Ulcers may also be a sign that you have a lack of iron, vitamin B12 or folic acid. They may also be a sign of an underlying health condition, including Crohn’s disease, coeliac disease, foot and mouth disease, Behçet's disease, lichen planus or HIV.


Mouth cancer can also first appear as mouth ulcer that does not heal, or as a red or white patch on the tongue, under the tongue or elsewhere in the mouth.


If you have any ulcer that lasts for more than two weeks, if it causes you to feel unwell or the ulcers keep coming back, it is strongly recommended that you see your doctor or dentist.  If you are a smoker or heavy drinker it is particularly important that you seek medical advice to eliminate a link between your mouth ulcers and a potential cancer.


How can I treat mouth ulcers?


Most mouth ulcers will heal with 10-14 days without causing any lasting effects. Which treatment is appropriate depends on the cause. If your ulcer is the result of a sharp tooth or poorly adjusted dentures, you may need to visit a dentist to solve the problem.


In order to ease the symptoms of a mouth ulcer, using an antimicrobial chlorhexidine mouthwash (such as Corsodyl) or steroid lozenges (such as Corlan tablets) may encourage ulcers to heal more quickly. Corticosteroid (which come in forms of mouthwashes and sprays) can help reduce inflammation and the pain associated with ulcers.


The pain of mouth ulcers can also be eased in the short term with painkilling gels, such as Bonjela. If the ulcer is particularly painful, your GP or dentist may be able to prescribe you a form of benzydamine that will help reduce pain and inflammation.


You should always check with a GP or dentist before using any of these treatments for those under the age of 12.


How can I prevent mouth ulcers?


There are a few general measures that you can take to reduce your likelihood of developing mouth ulcers, or at least to reduce aggravating existing ones. This can include a change of diet (avoiding spicy or salty food and acidic drinks), using a soft toothbrush, or avoiding the food or medication (with medical advice) that you think might be triggering the ulcers.

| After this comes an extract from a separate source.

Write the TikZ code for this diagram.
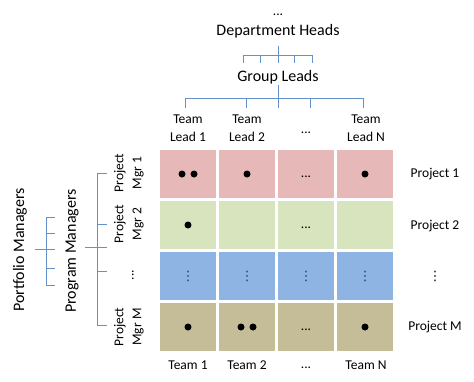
\documentclass[tikz,border=0pt]{standalone}
\usepackage{fontspec}
\setmainfont{Carlito}
\newfontfamily\symfont{DejaVu Sans}
\usetikzlibrary{calc}

\definecolor{cellred}{RGB}{230,184,183}
\definecolor{cellgreen}{RGB}{215,228,189}
\definecolor{cellblue}{RGB}{142,180,227}
\definecolor{celltan}{RGB}{196,189,151}
\definecolor{treeblue}{RGB}{100,145,200}
\definecolor{dotnavy}{RGB}{31,56,100}

\tikzset{
 head/.style={font=\fontsize{16}{19}\selectfont, inner sep=0pt},
 lbl/.style={font=\fontsize{13.5}{18}\selectfont, align=center, inner sep=0pt},
 vdot/.style={font=\symfont\fontsize{13}{15}\selectfont, inner sep=0pt},
 cell/.style={minimum width=56pt, minimum height=48pt, inner sep=0pt},
 tree/.style={draw=treeblue, line width=1pt},
}

\begin{document}
\begin{tikzpicture} [x=1pt, y=-1pt]
\useasboundingbox (0,0) rectangle (474,381);
\node[lbl] (topdots) at (278,15) {...};
\node[head] (dept) at (278,31) {Department Heads};
\node[head] (group) at (278,77) {Group Leads};
\coordinate (d0) at (278,46);
\draw[tree] (d0) -- ++(0,17);
\draw[tree] (243,55) -- (312,55);
\foreach \x in {243,260,294,312} {
 \draw[tree] (\x,55) --++(0,8);
}
\coordinate (g0) at (278,85);
\draw[tree] (g0) -- ++(0,23);
\draw[tree] (185,98) -- (363,98);
\foreach \x in {185,246,310,363} {
 \draw[tree] (\x,98) --++(0,10);
}
\node[lbl] (tl1) at (188,128) {Team\\Lead 1};
\node[lbl] (tl2) at (247,128) {Team\\Lead 2};
\node[lbl] (tldots) at (306,133) {...};
\node[lbl] (tlN) at (366,128) {Team\\Lead N};
\foreach \c [count=\i] in {cellred,cellgreen,cellblue,celltan} {
 \foreach \j in {1,...,4} {
  \node[cell, fill=\c] (c\i\j) at ({188+59*(\j-1)}, {174+51*(\i-1)}) {};
 }
}
\foreach \n in {c12,c14,c21,c41,c44} {
 \fill (\n) circle (3.5pt);
}
\foreach \n in {c11,c42} {
 \fill ([xshift=-6pt]\n.center) circle (3.5pt) ([xshift=6pt]\n.center) circle (3.5pt);
}
\foreach \n in {c13,c23,c43} {
 \node[lbl] (e\n) at ([yshift=-2.5pt]\n.center) {...};
}
\foreach \n in {c31,c32,c33,c34} {
 \node[vdot, text=dotnavy] (v\n) at (\n) {⋮};
}
\node[lbl] (p1) at (435,174) {Project 1};
\node[lbl] (p2) at (435,226) {Project 2};
\node[vdot] (pdots) at (435,276) {⋮};
\node[lbl] (pM) at (435,327) {Project M};
\node[lbl] (t1) at (188,365) {Team 1};
\node[lbl] (t2) at (247,365) {Team 2};
\node[lbl] (tdots) at (306,368) {...};
\node[lbl] (tN) at (366,365) {Team N};
\node[lbl, rotate=90] (pm1) at (129,173) {Project\\Mgr 1};
\node[lbl, rotate=90] (pm2) at (129,224) {Project\\Mgr 2};
\node[lbl, rotate=90] (pmdots) at (133,275) {...};
\node[lbl, rotate=90] (pmM) at (129,327) {Project\\Mgr M};
\node[head, rotate=90] (prog) at (72,251) {Program Managers};
\node[head, rotate=90] (port) at (20,250) {Portfolio Managers};
\coordinate (pg0) at (85,247);
\draw[tree] (pg0) -- ++(22,0);
\draw[tree] (97,173) -- (97,325);
\foreach \y in {173,224,271,325} {
 \draw[tree] (97,\y) --++(10,0);
}
\coordinate (pf0) at (35,249);
\draw[tree] (pf0) -- ++(20,0);
\draw[tree] (46,217) -- (46,285);
\foreach \y in {217,233,268,285} {
 \draw[tree] (46,\y) --++(9,0);
}
\end{tikzpicture}
\end{document}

If your mouth ulcers have been brought on by stress, you may want to consider relaxation techniques or exercise. However maintaining good oral hygiene, increasing your intake of vitamins A, C and E, as well as making regular visits to your dentist should help you keep ulcers at bay.


When should I visit a doctor or dentist?


Most mouth ulcers heal on their own within 10-14 days. If you have had a mouth ulcer for more than three weeks, or the ulcer looks abnormal, often bleeds or is excessively painful, it is recommended that you see your GP or dentist.


If you are getting mouth ulcers regularly, you should also seek advice from your doctor or dentist.


You may be referred to the hospital to see a specialist and a blood test or biopsy (cell tissue sample) might be taken to diagnose see what could be causing your symptoms.



During a check-up your dentist will always check for any ulcers or white patches inside your mouth. If these are persistent (lasting more than 14 days) you may be referred to see a specialist in oral medicine.